臨床研修
3日目 診療の実践
午前0時半に目覚ましで起きる。眠い目をこすりながら診察室に行き、上のDrと引き継ぎ。前日の雷雨のせいか患者さんは少ないようなので、学生さんにも就寝してもらう。
今日は登ってくる人が少ないのかなー、と外の様子をうかがうと、そこにはかなりの人が。
雷雨を五合目などで避けていた人たちがぞろぞろと登ってきはじめるところだった。
これは、忙しい夜になるぞ…と思ったら、その予感は的中してしまうことに。
午前1時頃、最初の患者さんが。20代男性、気持ち悪くて動けない、という。ベッドに寝てもらい、酸素マスクを付けたところで次の患者さんが来所。こちらも20代男性、八合目山小屋に宿泊中だが、頭痛が酷くて眠れない…
こんな感じで次々と患者さんがやってくる。頭痛のみの人から、嘔吐して歩けなくなる人まで。最初のうちは全員ベッドに寝てもらい酸素を吸ってもらっていたのだけれども、気分が良くなる前に次の患者さんが来所、といっ具合。一時は狭い診察室に患者さんが6人もいる事態に。ベッドはあいにく2つしかないし、一度に使える酸素ボンベは2本までなので、少し気分が良くなったら励まして下山してもらう。元気そうな人はSpO2を測った上で深呼吸することを指導し、下山の指示。吐き気を訴える人には(あまり効かないけれど)プリンペランやナウゼリン…
あたふたと患者さんの対応をしていると、午前4時頃にはどうにか新規の来所は収まった模様。幸い重症な患者さんはおらず。
診療所の窓から顔を出すと、ちょうどご来光が。
午前6時頃、朝食が配達されて食事。食事後、今度は上のDrが、山岳パトロール隊の人と山頂に向けて出発。診療所はしばらく、自分と学生さんの2人体制に。こうなると、現場の「医師」は必然的に自分ということになる。
ただ、こんな時に限って難しい症例が入ってくる。
一人目は、30代男性。九合目に登る途中、気分不調で意識がもうろうとしたとのことで、仲間に抱えられて来所。SpO2は(末梢が締まっていたせいもあるだろうけど)なんと47! 急いでO2 10Lマスク。しばらくすると意識が戻ってきたので、ダイアモックス内服のうえで、直ちに下山するように指示。

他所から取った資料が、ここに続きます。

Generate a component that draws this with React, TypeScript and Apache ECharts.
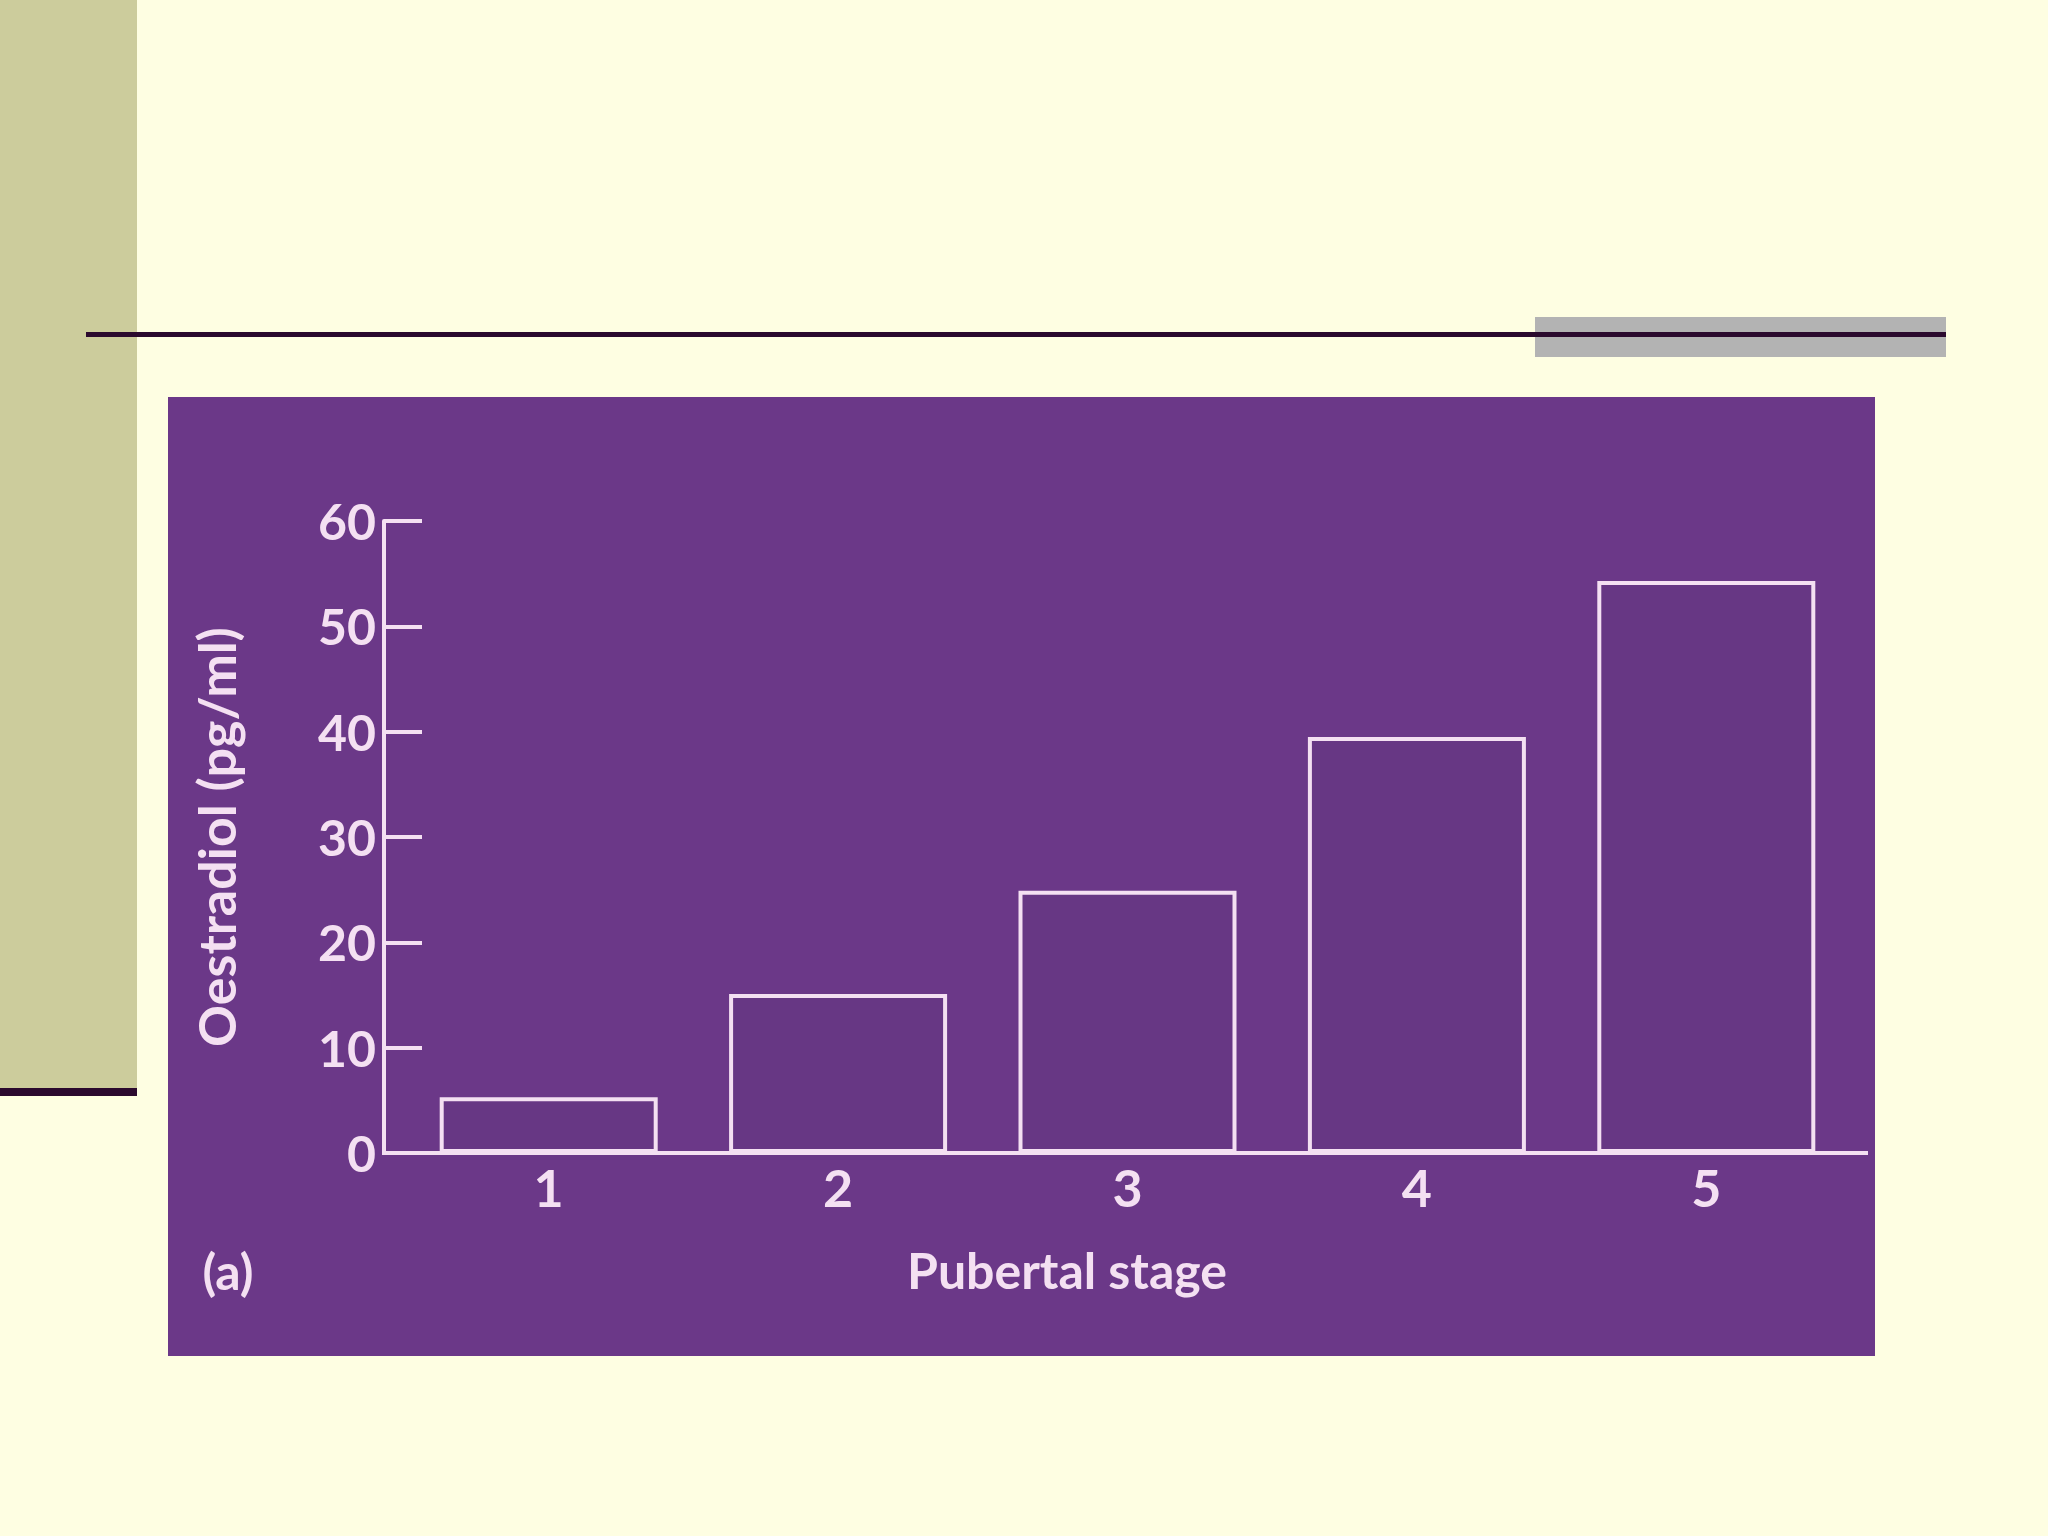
import React, { useEffect, useRef } from "react";
import * as echarts from "echarts";

const categories = ["1", "2", "3", "4", "5"];
const oestradiol = [5.3, 15.1, 24.9, 39.5, 54.3];
const yTicks = { min: 0, max: 60, interval: 10 };
const xTitle = "Pubertal stage";
const yTitle = "Oestradiol (pg/ml)";
const panelLabel = "(a)";

const INK = "#f4e0f2";
const FONT = "Lato, 'Open Sans', sans-serif";

export default function App() {
  const ref = useRef<HTMLDivElement>(null);
  useEffect(() => {
    if (!ref.current) return;
    const chart = echarts.init(ref.current, null, { renderer: "svg" });
    chart.setOption({
      animation: false,
      backgroundColor: "#fefee2",
      textStyle: { fontFamily: FONT },
      graphic: [
        { type: "rect", z: -10, shape: { x: 0, y: 0, width: 137, height: 1088 }, style: { fill: "#cccc9c" } },
        { type: "rect", z: -10, shape: { x: 0, y: 1088, width: 137, height: 8 }, style: { fill: "#2b0a2e" } },
        { type: "rect", z: -10, shape: { x: 1535, y: 317, width: 411, height: 40 }, style: { fill: "#b3b3b3" } },
        { type: "rect", z: -9, shape: { x: 86, y: 332, width: 1860, height: 5 }, style: { fill: "#2b0a2e" } },
        { type: "rect", z: -10, shape: { x: 168, y: 397, width: 1707, height: 959 }, style: { fill: "#6b3888" } },
        { type: "line", z: 5, shape: { x1: 382, y1: 1153, x2: 406, y2: 1153 }, style: { stroke: INK, lineWidth: 4 } },
        { type: "line", z: 5, shape: { x1: 1849, y1: 1153, x2: 1868, y2: 1153 }, style: { stroke: INK, lineWidth: 4 } },
        {
          type: "text", z: 5, x: 1067, y: 1270,
          style: { text: xTitle, fontSize: 50, fontWeight: "bold", fontFamily: FONT, fill: INK, textAlign: "center", textVerticalAlign: "middle" },
        },
        {
          type: "text", z: 5, x: 228, y: 1271,
          style: { text: panelLabel, fontSize: 50, fontWeight: "bold", fontFamily: FONT, fill: INK, textAlign: "center", textVerticalAlign: "middle" },
        },
      ],
      grid: { left: 404, right: 197, top: 521, bottom: 383 },
      xAxis: {
        type: "category",
        data: categories,
        axisLine: { lineStyle: { color: INK, width: 4 } },
        axisTick: { show: false },
        axisLabel: { color: INK, fontSize: 52, fontWeight: "bold", margin: 8, fontFamily: FONT },
      },
      yAxis: {
        type: "value",
        min: yTicks.min,
        max: yTicks.max,
        interval: yTicks.interval,
        offset: 20,
        name: yTitle,
        nameLocation: "middle",
        nameRotate: 90,
        nameGap: 142,
        nameTextStyle: { color: INK, fontSize: 52, fontWeight: "bold", fontFamily: FONT },
        axisLine: { show: true, lineStyle: { color: INK, width: 4 } },
        axisTick: { show: true, inside: true, length: 38, lineStyle: { color: INK, width: 4 } },
        axisLabel: { color: INK, fontSize: 50, fontWeight: "bold", margin: 8, fontFamily: FONT },
        splitLine: { show: false },
      },
      series: [
        {
          type: "bar",
          data: oestradiol,
          barWidth: 218,
          itemStyle: { color: "#673784", borderColor: INK, borderWidth: 4 },
        },
      ],
    });
    return () => chart.dispose();
  }, []);
  return (
    <div
      ref={ref}
      style={{ position: "fixed", left: 0, top: 0, width: 2048, height: 1536 }}
    />
  );
}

二人目は、胸痛を主訴にした60代の男性。今までに心イベントの既往はない、とのことだけれども、「胸が押しつけられるよう」「重苦しい」などと、国試に出たら狭心症に丸をつけたくなるような訴え。もっとも、高山病の症状としても胸痛が出ることがあるようなので、鑑別が必要になる。なんでこんな時に限ってこんな症例が来るんだー、と思いつつも、ここには医師免許を持った人間が自分しかいないので、自分で判断を下さなければならない。
ともかく、酸素を5Lマスクで投与。心電図ないし、アスピリンどうすんべ、等と考えていたら、胸痛は収まってきた模様。「ここでは詳しい検査ができないので、下に降りても胸が痛かったら病院にかかってください。これ以上登ると胸の痛みは酷くなるばかりなので、降りられなくなる前に下山した方が良いですよ。」と説明すると納得してくださり、「また来年来ます」と笑顔で下山されていった。
三人目は、往診の依頼。
「いま九合五勺にいるのですが、肩を脱臼している人がいて動けないんです」
いや、そう言われても診療所を空けるわけにはいかないし…って、ちょうど上の先生が頂上にいる!
携帯で連絡を取って、往診の依頼。無事に患者さんと落ち合えたようで、まずは鎮痛剤内服させて、診療所まで運ぶ、とのこと。
1時間後、先生と患者さんが診療所に到着。酷く痛がっているので、まずはペンタジン1A筋注。その後で整復を試みるも、疼痛が酷いため断念。ここでの治療は困難と判断し、富士宮市立病院へ搬送することに。
もっとも、搬送するとはいえ交通手段のない富士山。ブルドーザーによる搬送は「生死に関わる場合」のみであるため、今回は不可。ボルタレンを内服の上、自力下山とする。
患者さん・同行の人・山岳パトロール隊の方(2人)、自分の5人パーティで下山開始。所々で休みながら、ゆっくりと下山。救急車を手配し、富士宮市立病院に救急搬送を要請。病院に電話をかけると、たまたま電話に出たのが同僚の研修医。顔見知りなので、話がスムーズに進む。小さい病院はこういうときに助かる。
17時頃、患者さんを新五合目で救急車に収容し、自分も同乗して一路富士宮市立病院に。当直の研修医に引き継ぎをして、波乱に満ちた富士山診療所研修が終了した。